PROMPT :: Pull out every line containing the string "this".

(Dataset items)
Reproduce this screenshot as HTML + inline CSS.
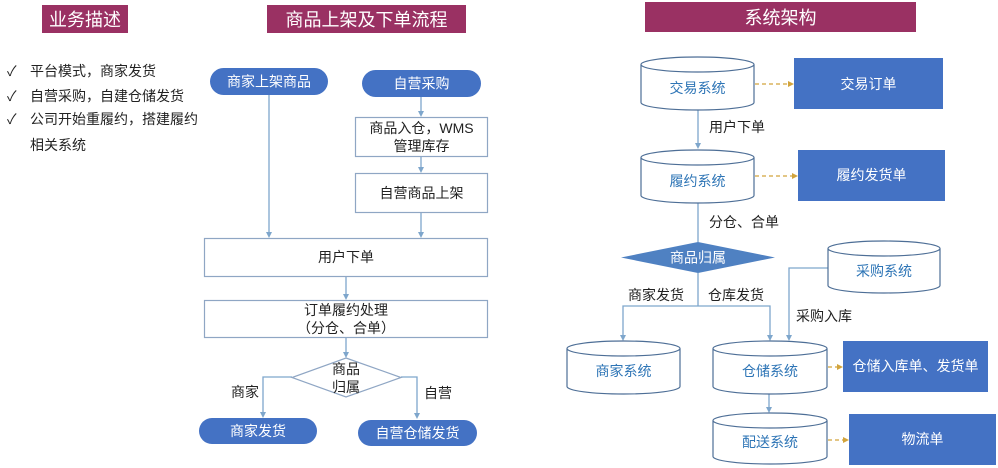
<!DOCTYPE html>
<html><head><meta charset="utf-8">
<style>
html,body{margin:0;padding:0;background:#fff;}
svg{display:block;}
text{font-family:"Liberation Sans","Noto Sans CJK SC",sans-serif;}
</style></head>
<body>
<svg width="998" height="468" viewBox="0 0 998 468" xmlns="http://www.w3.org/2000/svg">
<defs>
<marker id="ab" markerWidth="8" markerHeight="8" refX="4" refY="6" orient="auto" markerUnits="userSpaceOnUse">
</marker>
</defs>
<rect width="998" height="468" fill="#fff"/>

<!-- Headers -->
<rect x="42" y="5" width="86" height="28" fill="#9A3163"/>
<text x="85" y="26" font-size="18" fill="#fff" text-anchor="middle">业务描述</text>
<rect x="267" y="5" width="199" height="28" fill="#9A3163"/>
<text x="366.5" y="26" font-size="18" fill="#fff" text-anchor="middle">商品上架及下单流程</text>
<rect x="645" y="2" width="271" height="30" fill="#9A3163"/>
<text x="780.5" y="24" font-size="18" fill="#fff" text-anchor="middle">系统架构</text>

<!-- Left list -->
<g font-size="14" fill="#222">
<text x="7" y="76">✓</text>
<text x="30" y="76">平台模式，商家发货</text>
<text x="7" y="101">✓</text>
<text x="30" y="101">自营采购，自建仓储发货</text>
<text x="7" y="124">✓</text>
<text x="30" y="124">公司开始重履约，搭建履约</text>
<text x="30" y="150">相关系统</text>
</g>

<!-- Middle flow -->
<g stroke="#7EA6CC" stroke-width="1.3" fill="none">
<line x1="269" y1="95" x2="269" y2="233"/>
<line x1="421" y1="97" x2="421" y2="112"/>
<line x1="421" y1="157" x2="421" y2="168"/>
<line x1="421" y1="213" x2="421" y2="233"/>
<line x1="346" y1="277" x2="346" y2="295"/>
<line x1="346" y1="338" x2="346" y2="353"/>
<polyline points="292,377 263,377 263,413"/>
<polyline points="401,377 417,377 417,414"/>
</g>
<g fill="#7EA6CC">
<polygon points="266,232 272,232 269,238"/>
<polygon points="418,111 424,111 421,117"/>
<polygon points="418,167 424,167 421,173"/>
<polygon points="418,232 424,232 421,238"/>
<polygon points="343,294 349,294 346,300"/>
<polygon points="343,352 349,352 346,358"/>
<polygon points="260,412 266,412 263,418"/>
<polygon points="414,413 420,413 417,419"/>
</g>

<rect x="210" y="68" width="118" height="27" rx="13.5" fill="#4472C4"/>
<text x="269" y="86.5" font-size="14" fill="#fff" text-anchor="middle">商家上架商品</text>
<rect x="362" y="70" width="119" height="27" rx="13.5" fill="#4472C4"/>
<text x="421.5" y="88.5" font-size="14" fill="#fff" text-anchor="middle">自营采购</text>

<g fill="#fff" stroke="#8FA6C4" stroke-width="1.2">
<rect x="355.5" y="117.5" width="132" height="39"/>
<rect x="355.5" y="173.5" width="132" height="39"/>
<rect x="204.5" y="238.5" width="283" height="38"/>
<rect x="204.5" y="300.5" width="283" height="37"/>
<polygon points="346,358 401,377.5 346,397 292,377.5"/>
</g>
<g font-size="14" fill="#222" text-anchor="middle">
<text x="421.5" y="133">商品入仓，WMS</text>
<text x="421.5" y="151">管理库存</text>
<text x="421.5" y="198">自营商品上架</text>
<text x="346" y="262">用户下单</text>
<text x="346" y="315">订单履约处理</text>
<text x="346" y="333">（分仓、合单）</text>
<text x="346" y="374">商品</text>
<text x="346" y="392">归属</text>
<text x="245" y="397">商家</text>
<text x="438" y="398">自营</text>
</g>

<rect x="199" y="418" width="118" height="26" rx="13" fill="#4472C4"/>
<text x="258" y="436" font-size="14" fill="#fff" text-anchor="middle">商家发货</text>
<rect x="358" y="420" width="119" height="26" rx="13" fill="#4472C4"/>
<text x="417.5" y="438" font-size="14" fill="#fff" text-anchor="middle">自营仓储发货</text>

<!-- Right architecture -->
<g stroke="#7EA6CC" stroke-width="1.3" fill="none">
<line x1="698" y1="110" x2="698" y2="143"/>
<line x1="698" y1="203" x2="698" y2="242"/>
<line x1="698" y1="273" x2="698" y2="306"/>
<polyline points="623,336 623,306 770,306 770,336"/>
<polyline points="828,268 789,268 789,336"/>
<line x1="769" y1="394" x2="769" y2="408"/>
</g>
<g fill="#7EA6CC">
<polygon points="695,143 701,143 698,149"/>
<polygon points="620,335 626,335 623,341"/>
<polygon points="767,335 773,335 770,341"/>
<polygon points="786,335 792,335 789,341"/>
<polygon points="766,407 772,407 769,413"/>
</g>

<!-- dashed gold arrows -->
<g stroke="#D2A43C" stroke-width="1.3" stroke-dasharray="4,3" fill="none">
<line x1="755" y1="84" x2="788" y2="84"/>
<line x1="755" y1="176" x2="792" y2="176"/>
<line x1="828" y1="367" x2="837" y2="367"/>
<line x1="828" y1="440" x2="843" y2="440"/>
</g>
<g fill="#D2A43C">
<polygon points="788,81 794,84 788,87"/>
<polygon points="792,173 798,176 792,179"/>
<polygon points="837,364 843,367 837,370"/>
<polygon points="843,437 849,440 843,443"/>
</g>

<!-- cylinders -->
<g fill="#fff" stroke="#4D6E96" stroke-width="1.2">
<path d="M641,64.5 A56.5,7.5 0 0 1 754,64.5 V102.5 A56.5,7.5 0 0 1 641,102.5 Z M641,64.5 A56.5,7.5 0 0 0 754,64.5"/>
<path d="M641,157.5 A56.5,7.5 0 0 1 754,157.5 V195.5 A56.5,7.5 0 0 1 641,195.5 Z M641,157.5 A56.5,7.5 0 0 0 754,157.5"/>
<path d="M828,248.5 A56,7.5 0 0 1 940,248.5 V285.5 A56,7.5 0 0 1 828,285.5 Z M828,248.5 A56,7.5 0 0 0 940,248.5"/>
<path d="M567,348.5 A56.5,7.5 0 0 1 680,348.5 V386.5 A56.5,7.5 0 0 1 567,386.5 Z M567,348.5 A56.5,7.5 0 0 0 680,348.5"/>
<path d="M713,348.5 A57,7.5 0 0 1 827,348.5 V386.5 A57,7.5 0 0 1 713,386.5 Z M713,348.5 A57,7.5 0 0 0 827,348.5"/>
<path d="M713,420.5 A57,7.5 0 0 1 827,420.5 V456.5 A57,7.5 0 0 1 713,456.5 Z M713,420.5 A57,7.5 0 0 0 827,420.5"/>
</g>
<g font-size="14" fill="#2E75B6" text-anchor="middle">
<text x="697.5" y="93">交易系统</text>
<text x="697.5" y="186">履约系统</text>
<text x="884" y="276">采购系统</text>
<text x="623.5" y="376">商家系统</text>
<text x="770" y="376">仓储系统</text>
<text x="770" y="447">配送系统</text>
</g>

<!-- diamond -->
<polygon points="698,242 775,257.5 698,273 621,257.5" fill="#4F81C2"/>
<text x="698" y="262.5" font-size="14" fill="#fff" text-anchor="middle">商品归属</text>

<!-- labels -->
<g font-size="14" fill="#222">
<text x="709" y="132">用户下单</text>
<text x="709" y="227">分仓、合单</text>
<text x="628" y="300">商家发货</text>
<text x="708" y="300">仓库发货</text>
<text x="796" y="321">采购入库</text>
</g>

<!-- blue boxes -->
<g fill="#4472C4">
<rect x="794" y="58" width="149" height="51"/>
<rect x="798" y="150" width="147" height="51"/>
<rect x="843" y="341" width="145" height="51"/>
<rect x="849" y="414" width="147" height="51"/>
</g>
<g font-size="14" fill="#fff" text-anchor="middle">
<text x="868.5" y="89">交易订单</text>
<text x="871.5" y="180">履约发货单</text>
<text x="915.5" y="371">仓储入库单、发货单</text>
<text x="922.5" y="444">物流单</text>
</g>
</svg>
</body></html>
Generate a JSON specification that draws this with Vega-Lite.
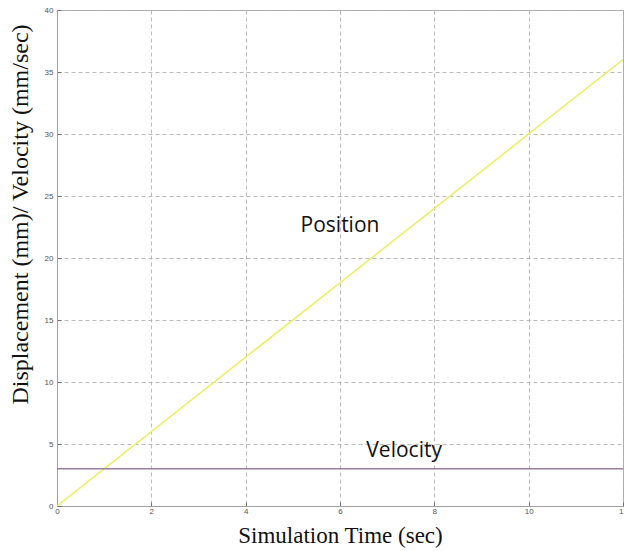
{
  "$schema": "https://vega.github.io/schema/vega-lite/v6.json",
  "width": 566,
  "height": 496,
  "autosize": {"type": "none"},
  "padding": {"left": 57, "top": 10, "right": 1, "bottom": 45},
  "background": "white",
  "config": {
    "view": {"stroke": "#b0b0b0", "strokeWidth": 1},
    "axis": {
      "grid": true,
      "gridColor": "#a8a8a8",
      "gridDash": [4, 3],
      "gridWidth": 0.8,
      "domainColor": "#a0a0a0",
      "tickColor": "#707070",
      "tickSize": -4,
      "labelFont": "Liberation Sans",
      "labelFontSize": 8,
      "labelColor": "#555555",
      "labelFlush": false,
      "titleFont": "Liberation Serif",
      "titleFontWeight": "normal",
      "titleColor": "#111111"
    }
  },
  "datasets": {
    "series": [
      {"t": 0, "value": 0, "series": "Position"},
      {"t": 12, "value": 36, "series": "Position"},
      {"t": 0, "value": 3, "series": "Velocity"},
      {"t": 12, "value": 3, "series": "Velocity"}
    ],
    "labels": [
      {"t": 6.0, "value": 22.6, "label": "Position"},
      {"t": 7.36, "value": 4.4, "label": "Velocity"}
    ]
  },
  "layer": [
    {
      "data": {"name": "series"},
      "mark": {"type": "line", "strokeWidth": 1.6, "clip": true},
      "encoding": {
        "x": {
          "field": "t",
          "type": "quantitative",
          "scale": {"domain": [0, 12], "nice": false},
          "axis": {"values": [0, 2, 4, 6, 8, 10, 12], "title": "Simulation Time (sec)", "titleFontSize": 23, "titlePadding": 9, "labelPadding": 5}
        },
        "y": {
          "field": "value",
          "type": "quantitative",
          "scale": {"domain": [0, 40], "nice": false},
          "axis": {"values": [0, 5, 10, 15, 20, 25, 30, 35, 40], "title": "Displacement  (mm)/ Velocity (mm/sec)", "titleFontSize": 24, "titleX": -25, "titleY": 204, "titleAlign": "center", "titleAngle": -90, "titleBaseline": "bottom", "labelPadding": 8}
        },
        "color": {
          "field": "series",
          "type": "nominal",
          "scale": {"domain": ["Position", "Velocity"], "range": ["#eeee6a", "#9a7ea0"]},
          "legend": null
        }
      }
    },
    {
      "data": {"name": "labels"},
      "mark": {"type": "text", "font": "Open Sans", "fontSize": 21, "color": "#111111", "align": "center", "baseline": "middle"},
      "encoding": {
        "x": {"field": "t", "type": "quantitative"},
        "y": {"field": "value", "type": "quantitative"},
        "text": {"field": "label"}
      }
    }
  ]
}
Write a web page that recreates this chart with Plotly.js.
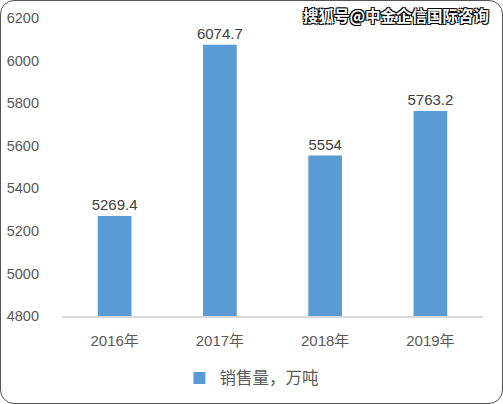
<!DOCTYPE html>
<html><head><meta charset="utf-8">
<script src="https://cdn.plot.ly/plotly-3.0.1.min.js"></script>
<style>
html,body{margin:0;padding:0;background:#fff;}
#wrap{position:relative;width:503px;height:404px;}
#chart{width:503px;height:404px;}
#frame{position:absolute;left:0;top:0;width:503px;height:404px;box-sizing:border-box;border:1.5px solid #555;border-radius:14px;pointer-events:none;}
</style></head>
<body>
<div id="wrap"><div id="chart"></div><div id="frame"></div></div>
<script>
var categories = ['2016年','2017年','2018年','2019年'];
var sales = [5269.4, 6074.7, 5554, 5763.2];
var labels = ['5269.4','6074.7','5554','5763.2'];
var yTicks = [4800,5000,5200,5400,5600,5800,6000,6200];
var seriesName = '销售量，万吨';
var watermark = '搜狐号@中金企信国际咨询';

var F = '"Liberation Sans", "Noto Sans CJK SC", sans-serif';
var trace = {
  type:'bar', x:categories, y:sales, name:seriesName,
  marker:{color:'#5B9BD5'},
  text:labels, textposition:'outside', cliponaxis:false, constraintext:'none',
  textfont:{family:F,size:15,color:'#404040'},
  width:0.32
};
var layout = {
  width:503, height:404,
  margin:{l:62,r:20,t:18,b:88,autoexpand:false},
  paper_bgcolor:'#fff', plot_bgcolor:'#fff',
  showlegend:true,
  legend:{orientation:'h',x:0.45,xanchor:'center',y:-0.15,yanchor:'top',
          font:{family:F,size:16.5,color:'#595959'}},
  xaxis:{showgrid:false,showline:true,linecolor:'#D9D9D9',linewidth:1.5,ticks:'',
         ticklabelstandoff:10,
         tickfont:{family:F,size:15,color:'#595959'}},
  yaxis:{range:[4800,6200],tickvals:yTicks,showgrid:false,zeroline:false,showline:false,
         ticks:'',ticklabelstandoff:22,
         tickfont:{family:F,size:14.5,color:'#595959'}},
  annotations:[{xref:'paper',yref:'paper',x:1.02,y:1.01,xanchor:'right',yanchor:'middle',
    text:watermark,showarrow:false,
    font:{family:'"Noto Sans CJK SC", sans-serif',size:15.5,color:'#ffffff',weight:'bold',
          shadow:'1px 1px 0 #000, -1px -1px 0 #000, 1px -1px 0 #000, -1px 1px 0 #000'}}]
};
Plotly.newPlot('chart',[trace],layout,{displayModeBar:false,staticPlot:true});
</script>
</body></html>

OUTPUT OF THE EXERCISE ::
Reproduce this screenshot as HTML + inline CSS.
Generate a JSON specification that draws this with Vega-Lite.
Write a web page that recreates this chart with Plotly.js.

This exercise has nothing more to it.